(Charts and diagrams as code)

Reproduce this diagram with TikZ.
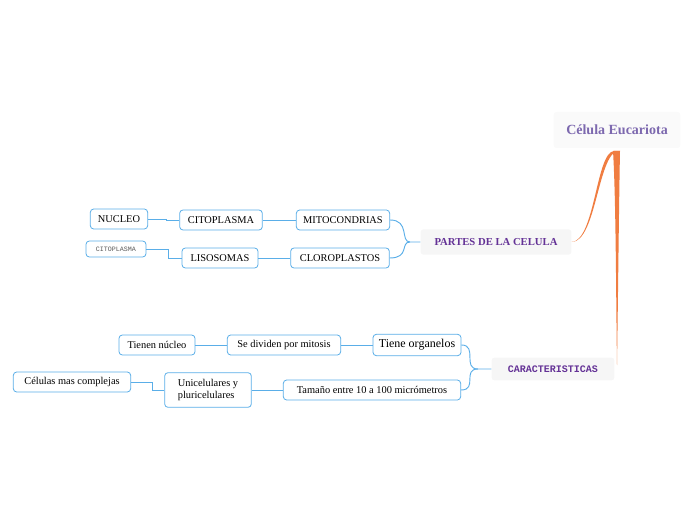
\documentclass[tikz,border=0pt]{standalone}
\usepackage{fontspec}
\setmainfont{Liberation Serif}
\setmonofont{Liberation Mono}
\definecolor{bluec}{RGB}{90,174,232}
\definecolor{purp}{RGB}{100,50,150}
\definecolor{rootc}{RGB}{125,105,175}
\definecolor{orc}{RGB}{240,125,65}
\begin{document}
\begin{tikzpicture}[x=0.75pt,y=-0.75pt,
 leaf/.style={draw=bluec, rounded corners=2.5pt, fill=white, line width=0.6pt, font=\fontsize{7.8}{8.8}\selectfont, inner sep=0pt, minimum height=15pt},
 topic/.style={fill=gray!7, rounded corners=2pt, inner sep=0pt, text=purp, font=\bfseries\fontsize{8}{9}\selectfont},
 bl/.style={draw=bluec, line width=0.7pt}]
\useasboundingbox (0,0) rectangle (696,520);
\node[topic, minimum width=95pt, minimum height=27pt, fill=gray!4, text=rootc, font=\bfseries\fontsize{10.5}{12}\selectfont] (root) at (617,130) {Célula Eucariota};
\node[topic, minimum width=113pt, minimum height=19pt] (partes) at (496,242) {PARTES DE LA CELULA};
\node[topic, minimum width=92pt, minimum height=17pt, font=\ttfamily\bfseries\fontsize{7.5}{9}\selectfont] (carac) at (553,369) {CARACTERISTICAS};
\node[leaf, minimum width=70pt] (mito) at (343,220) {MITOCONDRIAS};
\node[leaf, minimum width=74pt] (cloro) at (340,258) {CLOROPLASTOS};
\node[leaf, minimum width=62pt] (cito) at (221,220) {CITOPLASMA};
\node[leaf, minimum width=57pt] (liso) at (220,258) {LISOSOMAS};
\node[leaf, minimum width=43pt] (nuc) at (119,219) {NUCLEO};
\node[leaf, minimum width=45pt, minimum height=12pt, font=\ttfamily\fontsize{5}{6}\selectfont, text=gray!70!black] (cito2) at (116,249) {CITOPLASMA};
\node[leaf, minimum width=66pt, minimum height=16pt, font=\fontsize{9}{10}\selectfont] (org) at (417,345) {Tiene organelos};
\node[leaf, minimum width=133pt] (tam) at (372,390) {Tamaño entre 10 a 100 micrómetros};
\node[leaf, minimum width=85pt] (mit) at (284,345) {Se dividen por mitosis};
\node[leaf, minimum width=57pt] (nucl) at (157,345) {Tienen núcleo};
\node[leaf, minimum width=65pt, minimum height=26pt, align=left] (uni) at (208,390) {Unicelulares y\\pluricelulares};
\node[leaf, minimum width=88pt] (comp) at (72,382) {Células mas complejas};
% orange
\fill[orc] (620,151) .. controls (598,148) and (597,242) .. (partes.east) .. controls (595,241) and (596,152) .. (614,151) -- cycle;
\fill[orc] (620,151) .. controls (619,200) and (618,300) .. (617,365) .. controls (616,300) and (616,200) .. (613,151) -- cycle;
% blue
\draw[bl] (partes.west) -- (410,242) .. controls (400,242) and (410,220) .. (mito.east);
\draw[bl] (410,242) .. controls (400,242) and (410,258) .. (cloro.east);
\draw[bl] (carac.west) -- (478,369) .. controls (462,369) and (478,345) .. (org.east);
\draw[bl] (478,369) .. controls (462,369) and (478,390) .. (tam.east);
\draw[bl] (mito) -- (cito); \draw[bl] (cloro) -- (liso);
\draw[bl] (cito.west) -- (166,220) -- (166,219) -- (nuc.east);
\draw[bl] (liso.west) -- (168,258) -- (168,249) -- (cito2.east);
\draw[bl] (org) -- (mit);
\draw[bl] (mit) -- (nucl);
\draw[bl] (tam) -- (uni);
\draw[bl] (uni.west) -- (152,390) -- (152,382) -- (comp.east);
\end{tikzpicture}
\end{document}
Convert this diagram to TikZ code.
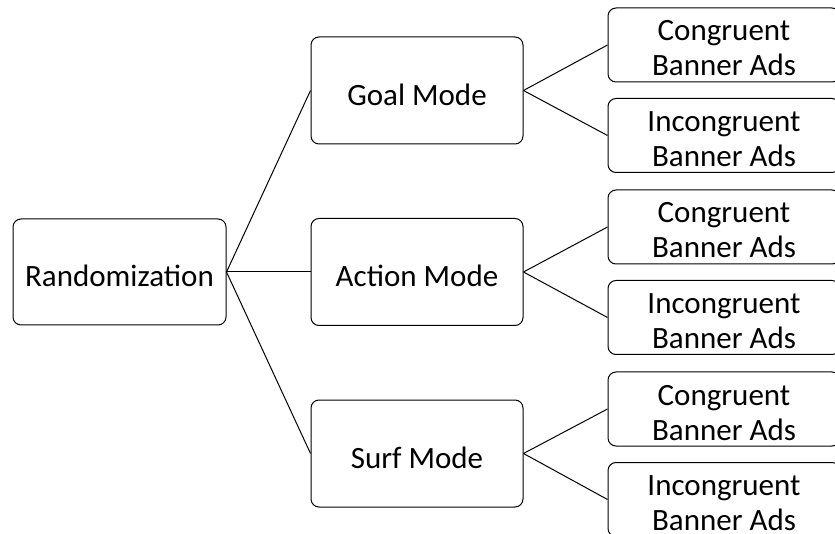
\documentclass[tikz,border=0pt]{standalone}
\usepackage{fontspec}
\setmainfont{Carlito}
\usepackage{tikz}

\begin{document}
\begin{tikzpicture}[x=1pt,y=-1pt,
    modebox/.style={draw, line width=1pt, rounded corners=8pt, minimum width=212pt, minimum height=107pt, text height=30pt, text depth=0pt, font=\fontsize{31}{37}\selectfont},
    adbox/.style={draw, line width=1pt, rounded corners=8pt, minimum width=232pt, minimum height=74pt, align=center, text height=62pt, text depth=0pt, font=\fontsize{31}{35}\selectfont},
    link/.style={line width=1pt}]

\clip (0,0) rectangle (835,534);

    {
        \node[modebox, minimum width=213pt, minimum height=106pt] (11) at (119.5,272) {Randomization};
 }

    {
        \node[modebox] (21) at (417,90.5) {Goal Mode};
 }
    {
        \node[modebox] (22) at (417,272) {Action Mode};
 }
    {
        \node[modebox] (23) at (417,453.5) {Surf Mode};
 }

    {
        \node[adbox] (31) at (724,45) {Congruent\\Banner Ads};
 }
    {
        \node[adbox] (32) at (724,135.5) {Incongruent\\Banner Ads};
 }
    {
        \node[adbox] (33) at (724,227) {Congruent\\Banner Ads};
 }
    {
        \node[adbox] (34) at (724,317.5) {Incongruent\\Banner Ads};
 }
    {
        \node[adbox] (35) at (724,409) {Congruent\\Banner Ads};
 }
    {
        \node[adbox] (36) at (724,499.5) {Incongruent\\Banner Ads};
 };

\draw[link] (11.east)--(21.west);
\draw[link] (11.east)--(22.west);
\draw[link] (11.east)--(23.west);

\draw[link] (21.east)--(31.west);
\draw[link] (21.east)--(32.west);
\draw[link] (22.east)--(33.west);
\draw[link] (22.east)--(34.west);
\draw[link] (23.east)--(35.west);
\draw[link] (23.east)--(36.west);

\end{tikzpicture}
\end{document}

» **Brief**
From the line containing "Convert this diagram to TikZ code." down to the last line of the entries above, copy each line exactly and nothing more. Leave pictures out.

» **Solution for this problem**
Convert this diagram to TikZ code.
\documentclass[tikz,border=0pt]{standalone}
\usepackage{fontspec}
\setmainfont{Carlito}
\usepackage{tikz}

\begin{document}
\begin{tikzpicture}[x=1pt,y=-1pt,
    modebox/.style={draw, line width=1pt, rounded corners=8pt, minimum width=212pt, minimum height=107pt, text height=30pt, text depth=0pt, font=\fontsize{31}{37}\selectfont},
    adbox/.style={draw, line width=1pt, rounded corners=8pt, minimum width=232pt, minimum height=74pt, align=center, text height=62pt, text depth=0pt, font=\fontsize{31}{35}\selectfont},
    link/.style={line width=1pt}]

\clip (0,0) rectangle (835,534);

    {
        \node[modebox, minimum width=213pt, minimum height=106pt] (11) at (119.5,272) {Randomization};
 }

    {
        \node[modebox] (21) at (417,90.5) {Goal Mode};
 }
    {
        \node[modebox] (22) at (417,272) {Action Mode};
 }
    {
        \node[modebox] (23) at (417,453.5) {Surf Mode};
 }

    {
        \node[adbox] (31) at (724,45) {Congruent\\Banner Ads};
 }
    {
        \node[adbox] (32) at (724,135.5) {Incongruent\\Banner Ads};
 }
    {
        \node[adbox] (33) at (724,227) {Congruent\\Banner Ads};
 }
    {
        \node[adbox] (34) at (724,317.5) {Incongruent\\Banner Ads};
 }
    {
        \node[adbox] (35) at (724,409) {Congruent\\Banner Ads};
 }
    {
        \node[adbox] (36) at (724,499.5) {Incongruent\\Banner Ads};
 };

\draw[link] (11.east)--(21.west);
\draw[link] (11.east)--(22.west);
\draw[link] (11.east)--(23.west);

\draw[link] (21.east)--(31.west);
\draw[link] (21.east)--(32.west);
\draw[link] (22.east)--(33.west);
\draw[link] (22.east)--(34.west);
\draw[link] (23.east)--(35.west);
\draw[link] (23.east)--(36.west);

\end{tikzpicture}
\end{document}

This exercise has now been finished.